By Don Thompson ASSOCIATED PRESS
Feb. 28, 2006, San Diego Union Tribune

STOCKTON – Frustrated members of Congress vented their anger at efforts to save California's most crucial water source, saying millions of dollars have been spent to study problems in the Sacramento-San Joaquin River Delta with little to show for it.

Water managers have spent 15 years “spending literally hundreds of millions of dollars, and billions of dollars in lost economic activity, and none of that has worked,” U.S. Rep. Richard Pombo, R-Tracy, said Monday during a field hearing focused on the delta's problems.

Pombo, chairman of the House Resources Committee and a critic of the federal Endangered Species Act, called the hearing to focus attention on the decline of four key delta fish species. The plight of the fish has raised concerns that the overall health of the vast estuary is being jeopardized by pesticides, agricultural pumping, invasive species and other problems.

The delta is the linchpin of California's water supply, draining 42 percent of the state's land mass and providing drinking water to two-thirds of the state. It also is the key water source for one of the nation's most fertile farming regions.

Scientific studies cost $2 million last year and are projected to cost $3.7 million this year in an attempt to find a cause for the historic drop in the number of delta smelt, striped bass, longfin smelt and threadfin shad.

Implementing steps to save those species could cost millions more, according to state water officials, and could disrupt plans to divert more of the delta's water for Central Valley agriculture and Southern California water agencies.

Criticism of the attempts to solve the delta's many problems – and reconcile the needs of the farmers, fishermen and municipalities that depend on it – was bipartisan during Monday's hearing.

“After all the time being under the microscope, you'd think we'd know more than we do,” said U.S. Rep. Grace Napolitano, D-Norwalk.

She said answers are needed “not two years from now but hopefully this year.”

U.S. Rep. Dennis Cardoza, D-Atwater, said blame has centered variously on the pumps that divert water to farmers and cities, on power plants, on invasive species, on a decline in the food chain and on toxic contamination. He said the lack of answers has been disappointing.

“Instead of seeing improvements, the problem seems to be getting worse,” Cardoza said. “Shutting down the pumps has wasted money and water and time.”

Fishermen, environmentalists and political opponents of Pombo also attended the hearing in this port city south of Sacramento and said water diversions are primarily to blame for the delta's environmental decline.

U.S. Rep. George Miller, D-Martinez, criticized state and federal water managers for proposing an increase in pumping without first studying whether it will further damage the delta.

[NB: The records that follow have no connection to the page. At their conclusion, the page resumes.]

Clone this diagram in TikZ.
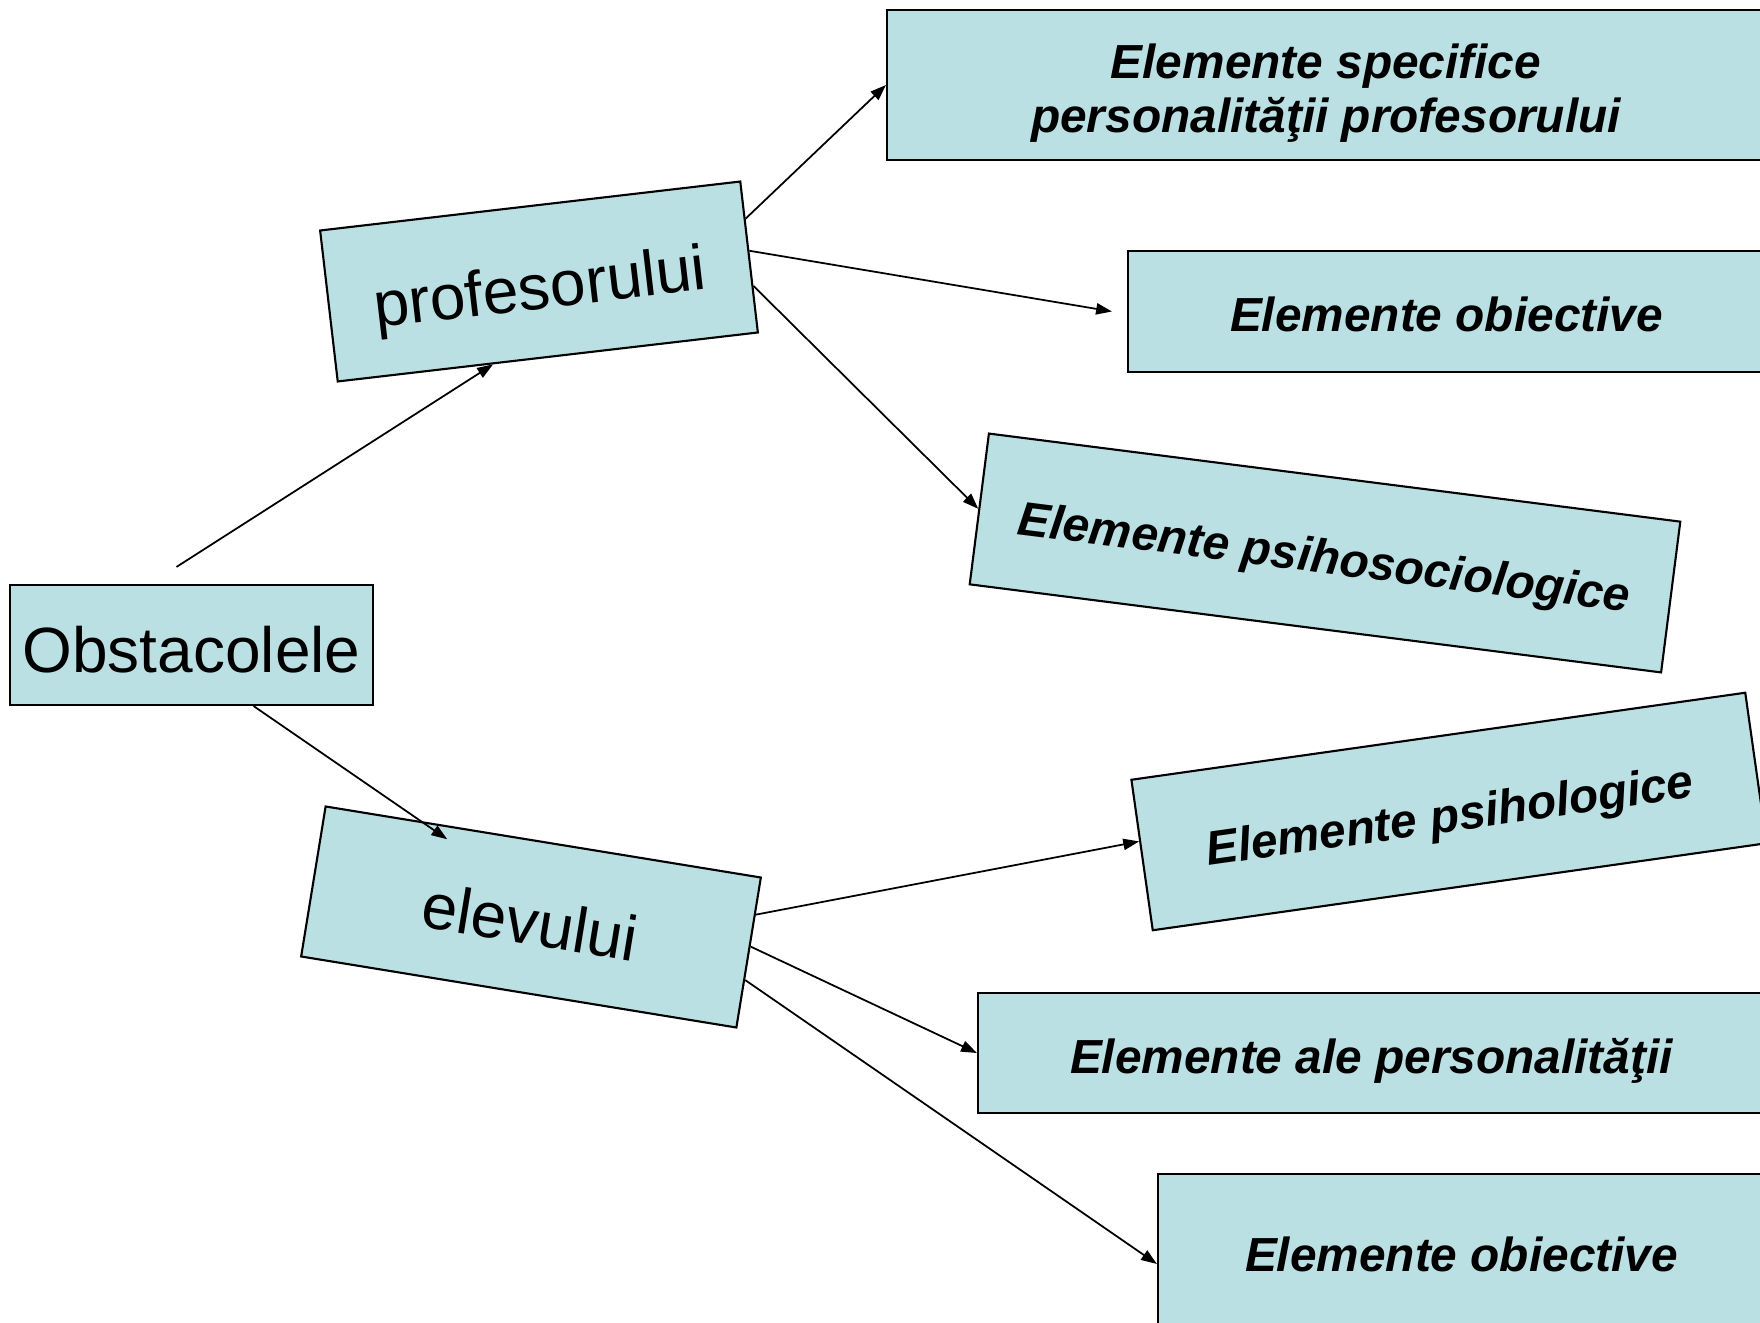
\documentclass[tikz,border=0pt]{standalone}
\usepackage{fontspec}
\setmainfont{Liberation Sans}
\usepackage{xcolor}
\usetikzlibrary{arrows.meta,calc}

\definecolor{cutie}{RGB}{187,224,227}

\begin{document}
\begin{tikzpicture}
    [box/.style = {rectangle, draw=black, fill=cutie, line width=0.6pt},
     mare/.style = {box, font=\fontsize{18.2}{21}\selectfont,
                    text height=17.3pt, text depth=1.8pt},
     elemtext/.style = {box, font=\fontsize{13.6}{15.6}\selectfont\bfseries\itshape},
     elem/.style = {elemtext, text height=12.9pt, text depth=1.4pt},
     sageata/.style = {-{Triangle[length=4.5pt,width=3.2pt]}, line width=0.5pt}]
    \useasboundingbox (0,0) rectangle (17.6,-13.23);
    \clip (0,0) rectangle (17.6,-13.23);
    % Nodul central
    \node[mare, minimum width=3.63cm, minimum height=1.2cm] (obst) at (1.915,-6.45) {Obstacolele};
    % Cele doua ramuri
    \node[mare, rotate=6.65, minimum width=4.23cm, minimum height=1.52cm] (prof) at (5.39,-2.815) {profesorului};
    \node[mare, rotate=-9.27, minimum width=4.41cm, minimum height=1.52cm] (elev) at (5.31,-9.17) {elevului};
    % Elementele profesorului
    \node[elemtext, align=center, minimum width=8.78cm, minimum height=1.5cm] (spec) at (13.26,-0.85) {\rule{0pt}{14.5pt}Elemente specifice\\personalităţii profesorului};
    \node[elem, minimum width=6.37cm, minimum height=1.21cm] (obiA) at (14.465,-3.115) {Elemente obiective};
    \node[elem, rotate=-7.26, minimum width=6.97cm, minimum height=1.52cm] (psoc) at (13.25,-5.53) {Elemente psihosociologice};
    % Elementele elevului
    \node[elem, rotate=8.07, minimum width=6.2cm, minimum height=1.52cm] (psih) at (14.49,-8.115) {Elemente psihologice};
    \node[elem, minimum width=7.87cm, minimum height=1.2cm] (pers) at (13.715,-10.53) {Elemente ale personalităţii};
    \node[elem, minimum width=6.07cm, minimum height=1.54cm] (obiB) at (14.615,-12.51) {Elemente obiective};
    % Sageti din nodul central
    \draw[sageata] ($(obst.north)+(-0.15,0.17)$) -- ($(prof.south west)!0.37!(prof.south east)$);
    \draw[sageata] ($(obst.south west)!0.67!(obst.south east)$) -- ($(elev.north west)!0.28!(elev.north east)+(0,-0.14)$);
    % Sageti profesorului
    \draw[sageata] ($(prof.north east)!0.25!(prof.south east)$) -- (spec.west);
    \draw[sageata] ($(prof.north east)!0.46!(prof.south east)$) -- ($(obiA.west)+(-0.15,0)$);
    \draw[sageata] ($(prof.north east)!0.69!(prof.south east)$) -- (psoc.west);
    % Sageti elevului
    \draw[sageata] ($(elev.north east)!0.25!(elev.south east)$) -- ($(psih.north west)!0.41!(psih.south west)$);
    \draw[sageata] ($(elev.north east)!0.46!(elev.south east)$) -- (pers.west);
    \draw[sageata] ($(elev.north east)!0.68!(elev.south east)$) -- ($(obiB.west)+(0,-0.13)$);
\end{tikzpicture}
\end{document}
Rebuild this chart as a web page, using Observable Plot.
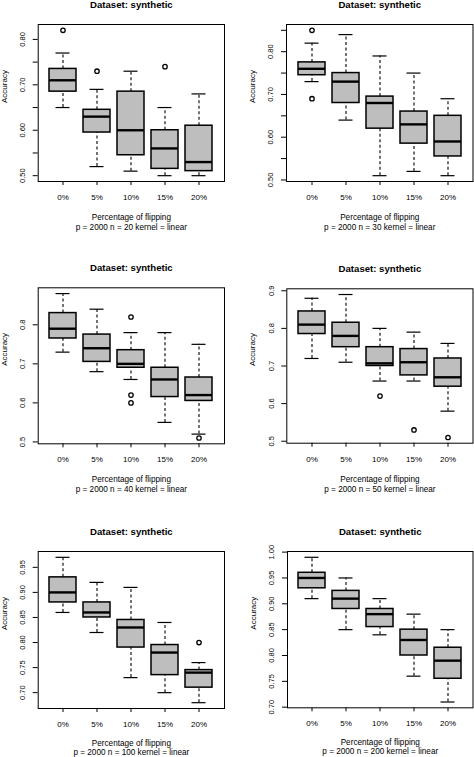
<!DOCTYPE html>
<html>
<head>
<meta charset="utf-8">
<script src="https://cdn.jsdelivr.net/npm/d3@7"></script>
<script src="https://cdn.jsdelivr.net/npm/@observablehq/plot@0.6"></script>
<style>
  html, body { margin: 0; padding: 0; background: white; }
  #fig { position: relative; width: 474px; height: 757px; overflow: hidden; background: white; }
</style>
</head>
<body>
<div id="fig"></div>
<script>
// ---- data ----
const categories = ["0%", "5%", "10%", "15%", "20%"];
const sampleSizes = [20, 30, 40, 50, 100, 200];
const datasetTitle = "Dataset: synthetic";
const xAxisTitle = "Percentage of flipping";

const lowerWhisker = [
  [0.65, 0.52, 0.51, 0.50, 0.50],
  [0.73, 0.64, 0.51, 0.52, 0.51],
  [0.73, 0.68, 0.66, 0.55, 0.52],
  [0.72, 0.71, 0.66, 0.66, 0.58],
  [0.86, 0.82, 0.73, 0.70, 0.68],
  [0.91, 0.85, 0.84, 0.76, 0.71]
];
const lowerQuartile = [
  [0.685, 0.595, 0.545, 0.515, 0.51],
  [0.745, 0.68, 0.62, 0.585, 0.555],
  [0.765, 0.705, 0.69, 0.615, 0.605],
  [0.785, 0.75, 0.70, 0.675, 0.645],
  [0.88, 0.85, 0.79, 0.735, 0.71],
  [0.93, 0.89, 0.855, 0.80, 0.755]
];
const medians = [
  [0.71, 0.63, 0.60, 0.56, 0.53],
  [0.76, 0.73, 0.68, 0.63, 0.59],
  [0.79, 0.74, 0.70, 0.66, 0.62],
  [0.81, 0.78, 0.707, 0.71, 0.67],
  [0.90, 0.86, 0.83, 0.78, 0.74],
  [0.95, 0.91, 0.88, 0.83, 0.79]
];
const upperQuartile = [
  [0.735, 0.645, 0.685, 0.60, 0.61],
  [0.775, 0.75, 0.695, 0.66, 0.65],
  [0.83, 0.775, 0.735, 0.69, 0.665],
  [0.845, 0.815, 0.75, 0.745, 0.72],
  [0.93, 0.88, 0.845, 0.795, 0.745],
  [0.96, 0.925, 0.89, 0.85, 0.815]
];
const upperWhisker = [
  [0.77, 0.69, 0.73, 0.65, 0.68],
  [0.82, 0.84, 0.79, 0.75, 0.69],
  [0.88, 0.84, 0.78, 0.78, 0.75],
  [0.88, 0.89, 0.80, 0.79, 0.76],
  [0.97, 0.92, 0.91, 0.84, 0.76],
  [0.99, 0.95, 0.91, 0.88, 0.85]
];
// outliers: [category, value]
const outliers = [
  [["0%", 0.82], ["5%", 0.73], ["15%", 0.74]],
  [["0%", 0.85], ["0%", 0.69]],
  [["10%", 0.82], ["10%", 0.62], ["10%", 0.60], ["20%", 0.51]],
  [["10%", 0.62], ["15%", 0.53], ["20%", 0.51]],
  [["20%", 0.80]],
  []
];
const yTicks = [
  [0.50, 0.55, 0.60, 0.65, 0.70, 0.75, 0.80],
  [0.50, 0.55, 0.60, 0.65, 0.70, 0.75, 0.80, 0.85],
  [0.5, 0.6, 0.7, 0.8],
  [0.5, 0.6, 0.7, 0.8, 0.9],
  [0.70, 0.75, 0.80, 0.85, 0.90, 0.95],
  [0.70, 0.75, 0.80, 0.85, 0.90, 0.95, 1.00]
];
const yTickLabels = [
  ["0.50", "", "0.60", "", "0.70", "", "0.80"],
  ["0.50", "", "0.60", "", "0.70", "", "0.80", ""],
  ["0.5", "0.6", "0.7", "0.8"],
  ["0.5", "0.6", "0.7", "0.8", "0.9"],
  ["0.70", "0.75", "0.80", "0.85", "0.90", "0.95"],
  ["0.70", "0.75", "0.80", "0.85", "0.90", "0.95", "1.00"]
];

// ---- layout (frame edges in page pixels) ----
const frames = [
  {col: 0, row: 0, left: 37.7, right: 224, top: 24, bottom: 181},
  {col: 1, row: 0, left: 286, right: 472.5, top: 24, bottom: 181},
  {col: 0, row: 1, left: 37.7, right: 224, top: 287.3, bottom: 443.3},
  {col: 1, row: 1, left: 286.3, right: 472.5, top: 288.3, bottom: 442.7},
  {col: 0, row: 2, left: 37.7, right: 224, top: 551, bottom: 708},
  {col: 1, row: 2, left: 287, right: 472.5, top: 551, bottom: 707.3}
];
const W = 237, H = 250, rowStep = 263;
const font = "'Liberation Sans', Arial, Helvetica, sans-serif";
const fig = document.getElementById("fig");

sampleSizes.forEach((n, i) => {
  const f = frames[i];
  const L = f.col * W, T = f.row * rowStep;
  const rows = categories.map((c, j) => ({
    cat: c,
    lo: lowerWhisker[i][j], q1: lowerQuartile[i][j], med: medians[i][j],
    q3: upperQuartile[i][j], hi: upperWhisker[i][j]
  }));
  const outs = outliers[i].map(([c, v]) => ({cat: c, v}));
  const vals = [...lowerWhisker[i], ...upperWhisker[i], ...outs.map(d => d.v)];
  const mn = d3.min(vals), mx = d3.max(vals), pad = (mx - mn) * 0.04;
  const labelOf = new Map(yTicks[i].map((t, k) => [t, yTickLabels[i][k]]));
  const subtitle = `p = 2000 n = ${n} kernel = linear`;
  const titleDy = f.row === 2 ? 34.5 : 36;
  const subDy = f.row === 2 ? 44 : 46;

  const svg = Plot.plot({
    width: W, height: H,
    marginLeft: f.left - L,
    marginRight: L + W - f.right,
    marginTop: f.top - T,
    marginBottom: T + H - f.bottom,
    style: {fontFamily: font, fontSize: "8px", background: "transparent", color: "black", overflow: "visible"},
    x: {type: "band", domain: categories, paddingInner: 0.2, paddingOuter: 0.3, align: 0.5, label: null},
    y: {domain: [mn - pad, mx + pad], label: null},
    marks: [
      Plot.ruleX(rows, {x: "cat", y1: "q3", y2: "hi", stroke: "black", strokeWidth: 1.1, strokeDasharray: "3,2.5"}),
      Plot.ruleX(rows, {x: "cat", y1: "lo", y2: "q1", stroke: "black", strokeWidth: 1.1, strokeDasharray: "3,2.5"}),
      Plot.tickY(rows, {x: "cat", y: "hi", stroke: "black", strokeWidth: 1.2, inset: 6.5}),
      Plot.tickY(rows, {x: "cat", y: "lo", stroke: "black", strokeWidth: 1.2, inset: 6.5}),
      Plot.barY(rows, {x: "cat", y1: "q1", y2: "q3", fill: "#bebebe", stroke: "black", strokeWidth: 1.5}),
      Plot.tickY(rows, {x: "cat", y: "med", stroke: "black", strokeWidth: 2.4}),
      Plot.dot(outs, {x: "cat", y: "v", r: 2.2, stroke: "black", strokeWidth: 1.3, fill: "none"}),
      Plot.frame({stroke: "black", strokeWidth: 1}),
      Plot.axisX({tickSize: 4, tickPadding: 9, fontSize: 8, label: null}),
      Plot.axisY({ticks: yTicks[i], tickSize: 5, tickPadding: 10.5, tickRotate: -90,
                  textAnchor: "middle", lineAnchor: "middle", fontSize: 7.5, label: null,
                  tickFormat: d => labelOf.get(d) ?? ""}),
      Plot.text([datasetTitle], {frameAnchor: "top", dy: -19.5, fontWeight: "bold", fontSize: 9.6, lineAnchor: "middle"}),
      Plot.text([xAxisTitle], {frameAnchor: "bottom", dy: titleDy, fontSize: 8.2, lineAnchor: "middle"}),
      Plot.text([subtitle], {frameAnchor: "bottom", dy: subDy, fontSize: 8.2, lineAnchor: "middle"}),
      Plot.text(["Accuracy"], {frameAnchor: "left", dx: -34, rotate: -90, fontSize: 8, lineAnchor: "middle"})
    ]
  });
  svg.style.position = "absolute";
  svg.style.left = L + "px";
  svg.style.top = T + "px";
  fig.appendChild(svg);
});
</script>
</body>
</html>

Biologists' previous recommendations to reduce pumping in an effort to save fish species have sometimes been ignored or delayed, said Miller, a former chairman of the committee.

“We really don't know yet” the effect of the pumping on fish, said Mike Chotkowski, a fisheries biologist with the U.S. Bureau of Reclamation, the agency that runs the federal pumps. “We're working on it.”

The delta is a complex ecosystem with many annual variables in water flow, temperature, pumping and other factors, Ted Sommer, chief of the California Department of Water Resources' aquatic ecology section, said in response to the criticism leveled Monday.

“We still have a lot of questions that we need to answer over the next couple of years,” he said.